In this video youtu.be/3vINEOECt9w I show a small celsius to fahrenheit converter (this is one of the tasks from 7Gui) that I build using my visual programming system and extended it where needed.

The solution uses an observe-variable node-type which triggers a flow when a variable gets set. I've also build a new user-input node with decimal formatting option (in the near future I will extend this to be configurable forms for collecting user-input).

You can see what happens as you type in the celsius or fahrenheit temperature in the input fields (you see the data flowing though the flow). To prevent an infinite loop, the flow-engine uses a call-stack which stops running when a node gets run twice.

I am still thinking of different solutions but for now this works (some nodes gets run unneeded, I think this can be optimized). Per node-call the node-id, scope-id and input port-name is stored on the call-stack, this is needed to keep other things working like the recursive functions in the quicksort example.

The celsius-to-fahrenheit converter can be tried out here : demo.codeflowcanvas.io via the examples dropdown.
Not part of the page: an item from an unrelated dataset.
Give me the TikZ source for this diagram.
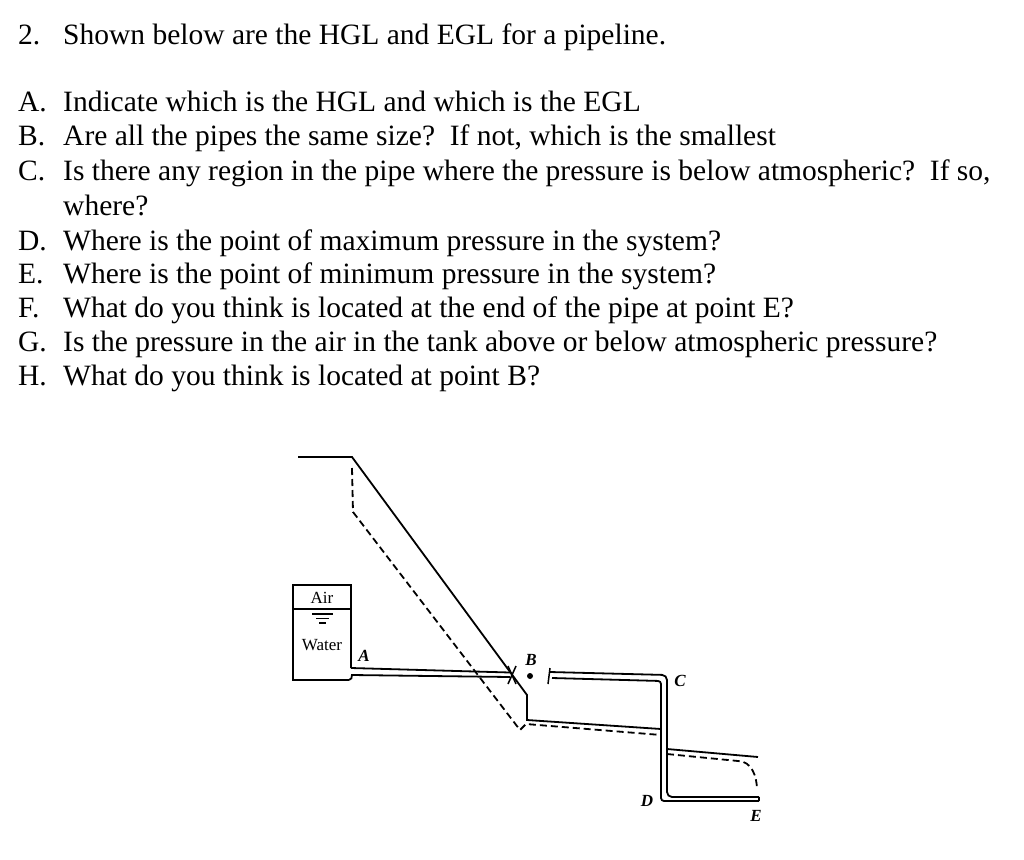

Maikel van de Lisdonk 2024-04-20 09:09:48

this is an alternate flow which requires code changes (I haven't commited this yet). It makes more sense to do the calculations directly after the user-input nodes I think. But somehow it feels more cluttered and the data flows a bit weirdly because of the order of execution and how this is stored in the execution history. Something to think about further.

image.png

Maikel van de Lisdonk 2024-04-21 08:29:58

I changed the implementation and the example and made a small video about it: youtu.be/_rrIsdqM4ik

Something that I want to improve on further is how parallel flows are handled together with the timeline slider. The timeline slider currently shows the execution path differently then when you are executing a flow when entering data in the user-input nodes (this also happens in other scenarios for example when a flow contains the parallel node-type or when a node contains multiple outputs).